Dataset extract |

· · · ·

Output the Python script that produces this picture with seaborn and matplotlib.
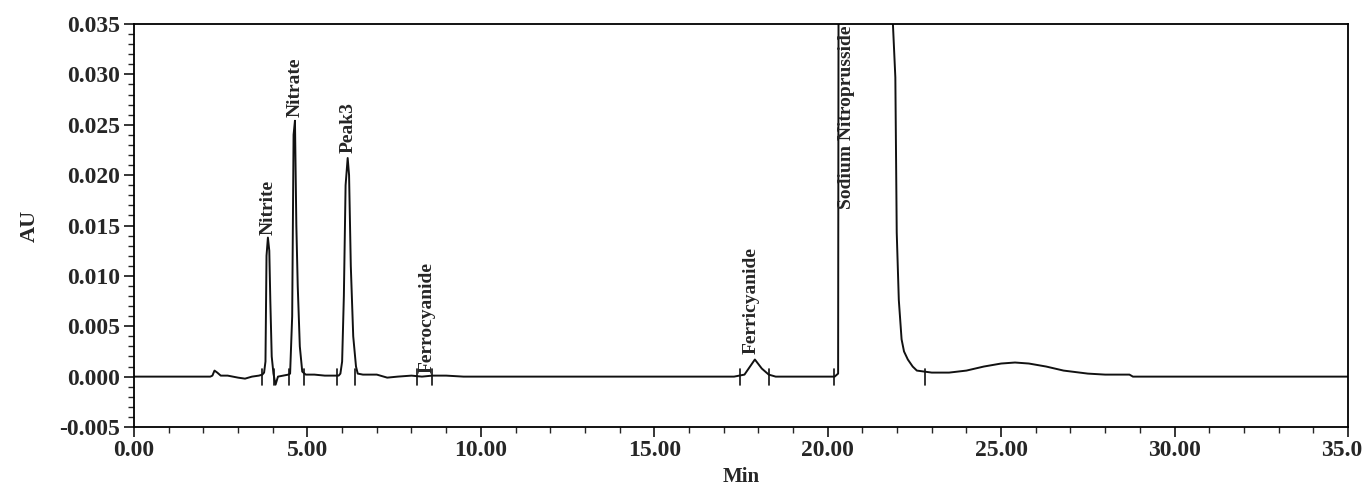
import matplotlib
matplotlib.use("Agg")
import matplotlib.pyplot as plt
import seaborn as sns
import numpy as np
import pandas as pd
from matplotlib.ticker import MultipleLocator, FormatStrFormatter

# trace (min, AU)
time = [0.0, 2.2, 2.26, 2.32, 2.4, 2.5, 2.7, 3.0, 3.2, 3.4, 3.6, 3.7,
        3.75, 3.79, 3.82, 3.86, 3.9, 3.93, 3.97, 4.02, 4.08, 4.15, 4.3, 4.45,
        4.5, 4.56, 4.6, 4.64, 4.68, 4.72, 4.78, 4.85, 4.95, 5.2, 5.5, 5.9,
        5.95, 6.0, 6.05, 6.1, 6.16, 6.2, 6.25, 6.32, 6.4, 6.45, 6.6, 7.0,
        7.1, 7.3, 7.6, 8.0, 8.3, 8.6, 9.0, 9.5, 10.0, 12.0, 15.0, 17.3,
        17.6, 17.8, 17.9, 18.1, 18.3, 18.5, 20.2, 20.3, 20.32, 21.85,
        21.88, 21.95, 21.99, 22.05, 22.13, 22.2, 22.31, 22.45, 22.57, 23.0,
        23.5, 24.0, 24.5, 25.0, 25.4, 25.8, 26.3, 26.8, 27.5, 28.0, 28.7,
        28.8, 30.0, 35.0]
absorbance = [0.0, 0.0, 0.0001, 0.0006, 0.0004, 0.0001, 0.0001, -0.0001, -0.0002, 0.0, 0.0001, 0.0002,
              0.0004, 0.0015, 0.0120, 0.0138, 0.0125, 0.0075, 0.0020, 0.0003, -0.0008, 0.0, 0.0001, 0.0002,
              0.0003, 0.0060, 0.0240, 0.0254, 0.0150, 0.0090, 0.0030, 0.0005, 0.0002, 0.0002, 0.0001, 0.0001,
              0.0003, 0.0015, 0.0080, 0.0190, 0.0217, 0.0200, 0.0110, 0.0040, 0.0010, 0.0003, 0.0002, 0.0002,
              0.0001, -0.0001, 0.0, 0.0001, 0.0, 0.0001, 0.0001, 0.0, 0.0, 0.0, 0.0, 0.0,
              0.0002, 0.0012, 0.0017, 0.0008, 0.0002, 0.0, 0.0, 0.0003, 0.06, 0.06,
              0.0350, 0.0297, 0.0143, 0.0076, 0.0037, 0.0025, 0.0017, 0.0010, 0.0006, 0.0004,
              0.0004, 0.0006, 0.0010, 0.0013, 0.0014, 0.0013, 0.0010, 0.0006, 0.0003, 0.0002, 0.0002,
              0.0, 0.0, 0.0]

# integration marks on the baseline
marks = [3.70, 4.04, 4.47, 4.91, 5.86, 6.37, 8.15, 8.59, 17.47, 18.30, 20.18, 22.80]

peak_names = ["Nitrite", "Nitrate", "Peak3", "Ferrocyanide", "Ferricyanide", "Sodium Nitroprusside"]
peak_x = [3.86, 4.64, 6.16, 8.45, 17.8, 20.55]
peak_y = [0.0141, 0.0258, 0.0222, 0.0004, 0.0022, 0.0349]

sns.set_style("ticks")
plt.rcParams['font.family'] = ['Liberation Serif', 'DejaVu Serif']
plt.rcParams['font.weight'] = 'bold'

fig = plt.figure(figsize=(13.62, 4.88), dpi=100)
ax = fig.add_axes([0.0984, 0.125, 0.8913, 0.8258])

df = pd.DataFrame({"Min": time, "AU": absorbance})
sns.lineplot(data=df, x="Min", y="AU", ax=ax, color="#111111", linewidth=1.4,
             estimator=None, sort=False)

for m in marks:
    ax.plot([m, m], [-0.0008, 0.0008], color="#111111", linewidth=1.2)

for name, px, py in zip(peak_names, peak_x, peak_y):
    va = 'top' if py > 0.03 else 'bottom'
    ax.text(px, py, name, rotation=90, ha='center', va=va, fontsize=14,
            fontweight='bold')

ax.set_xlim(0, 35)
ax.set_ylim(-0.005, 0.035)
ax.xaxis.set_major_locator(MultipleLocator(5))
ax.xaxis.set_minor_locator(MultipleLocator(1))
ax.yaxis.set_major_locator(MultipleLocator(0.005))
ax.yaxis.set_minor_locator(MultipleLocator(0.001))
ax.xaxis.set_major_formatter(FormatStrFormatter('%.2f'))
ax.yaxis.set_major_formatter(FormatStrFormatter('%.3f'))
ax.tick_params(which='major', direction='out', length=7, width=1.3, labelsize=17)
ax.tick_params(axis='x', which='major', pad=2)
ax.tick_params(axis='y', which='major', pad=3)
ax.tick_params(which='minor', direction='out', length=4, width=1.0)
for lbl in ax.get_xticklabels() + ax.get_yticklabels():
    lbl.set_fontweight('bold')
for s in ax.spines.values():
    s.set_visible(True)
    s.set_linewidth(1.3)
    s.set_color("black")

ax.set_xlabel("Min", fontsize=15, fontweight='bold', labelpad=5)
ax.set_ylabel("AU", fontsize=16, fontweight='bold', labelpad=14)

fig.savefig("out.png", dpi=100)
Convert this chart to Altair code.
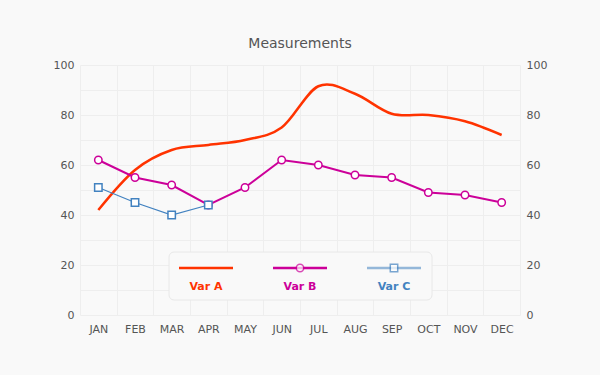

· · · ·

Goal of the exercise | Without including any pictures, print each record exactly.

Finished answer |
Output the Python script that produces this picture with seaborn and matplotlib.
import matplotlib
matplotlib.use("Agg")
import matplotlib.pyplot as plt
import seaborn as sns
import numpy as np
import pandas as pd
from matplotlib.ticker import MultipleLocator, FormatStrFormatter

# trace (min, AU)
time = [0.0, 2.2, 2.26, 2.32, 2.4, 2.5, 2.7, 3.0, 3.2, 3.4, 3.6, 3.7,
        3.75, 3.79, 3.82, 3.86, 3.9, 3.93, 3.97, 4.02, 4.08, 4.15, 4.3, 4.45,
        4.5, 4.56, 4.6, 4.64, 4.68, 4.72, 4.78, 4.85, 4.95, 5.2, 5.5, 5.9,
        5.95, 6.0, 6.05, 6.1, 6.16, 6.2, 6.25, 6.32, 6.4, 6.45, 6.6, 7.0,
        7.1, 7.3, 7.6, 8.0, 8.3, 8.6, 9.0, 9.5, 10.0, 12.0, 15.0, 17.3,
        17.6, 17.8, 17.9, 18.1, 18.3, 18.5, 20.2, 20.3, 20.32, 21.85,
        21.88, 21.95, 21.99, 22.05, 22.13, 22.2, 22.31, 22.45, 22.57, 23.0,
        23.5, 24.0, 24.5, 25.0, 25.4, 25.8, 26.3, 26.8, 27.5, 28.0, 28.7,
        28.8, 30.0, 35.0]
absorbance = [0.0, 0.0, 0.0001, 0.0006, 0.0004, 0.0001, 0.0001, -0.0001, -0.0002, 0.0, 0.0001, 0.0002,
              0.0004, 0.0015, 0.0120, 0.0138, 0.0125, 0.0075, 0.0020, 0.0003, -0.0008, 0.0, 0.0001, 0.0002,
              0.0003, 0.0060, 0.0240, 0.0254, 0.0150, 0.0090, 0.0030, 0.0005, 0.0002, 0.0002, 0.0001, 0.0001,
              0.0003, 0.0015, 0.0080, 0.0190, 0.0217, 0.0200, 0.0110, 0.0040, 0.0010, 0.0003, 0.0002, 0.0002,
              0.0001, -0.0001, 0.0, 0.0001, 0.0, 0.0001, 0.0001, 0.0, 0.0, 0.0, 0.0, 0.0,
              0.0002, 0.0012, 0.0017, 0.0008, 0.0002, 0.0, 0.0, 0.0003, 0.06, 0.06,
              0.0350, 0.0297, 0.0143, 0.0076, 0.0037, 0.0025, 0.0017, 0.0010, 0.0006, 0.0004,
              0.0004, 0.0006, 0.0010, 0.0013, 0.0014, 0.0013, 0.0010, 0.0006, 0.0003, 0.0002, 0.0002,
              0.0, 0.0, 0.0]

# integration marks on the baseline
marks = [3.70, 4.04, 4.47, 4.91, 5.86, 6.37, 8.15, 8.59, 17.47, 18.30, 20.18, 22.80]

peak_names = ["Nitrite", "Nitrate", "Peak3", "Ferrocyanide", "Ferricyanide", "Sodium Nitroprusside"]
peak_x = [3.86, 4.64, 6.16, 8.45, 17.8, 20.55]
peak_y = [0.0141, 0.0258, 0.0222, 0.0004, 0.0022, 0.0349]

sns.set_style("ticks")
plt.rcParams['font.family'] = ['Liberation Serif', 'DejaVu Serif']
plt.rcParams['font.weight'] = 'bold'

fig = plt.figure(figsize=(13.62, 4.88), dpi=100)
ax = fig.add_axes([0.0984, 0.125, 0.8913, 0.8258])

df = pd.DataFrame({"Min": time, "AU": absorbance})
sns.lineplot(data=df, x="Min", y="AU", ax=ax, color="#111111", linewidth=1.4,
             estimator=None, sort=False)

for m in marks:
    ax.plot([m, m], [-0.0008, 0.0008], color="#111111", linewidth=1.2)

for name, px, py in zip(peak_names, peak_x, peak_y):
    va = 'top' if py > 0.03 else 'bottom'
    ax.text(px, py, name, rotation=90, ha='center', va=va, fontsize=14,
            fontweight='bold')

ax.set_xlim(0, 35)
ax.set_ylim(-0.005, 0.035)
ax.xaxis.set_major_locator(MultipleLocator(5))
ax.xaxis.set_minor_locator(MultipleLocator(1))
ax.yaxis.set_major_locator(MultipleLocator(0.005))
ax.yaxis.set_minor_locator(MultipleLocator(0.001))
ax.xaxis.set_major_formatter(FormatStrFormatter('%.2f'))
ax.yaxis.set_major_formatter(FormatStrFormatter('%.3f'))
ax.tick_params(which='major', direction='out', length=7, width=1.3, labelsize=17)
ax.tick_params(axis='x', which='major', pad=2)
ax.tick_params(axis='y', which='major', pad=3)
ax.tick_params(which='minor', direction='out', length=4, width=1.0)
for lbl in ax.get_xticklabels() + ax.get_yticklabels():
    lbl.set_fontweight('bold')
for s in ax.spines.values():
    s.set_visible(True)
    s.set_linewidth(1.3)
    s.set_color("black")

ax.set_xlabel("Min", fontsize=15, fontweight='bold', labelpad=5)
ax.set_ylabel("AU", fontsize=16, fontweight='bold', labelpad=14)

fig.savefig("out.png", dpi=100)
Convert this chart to Altair code.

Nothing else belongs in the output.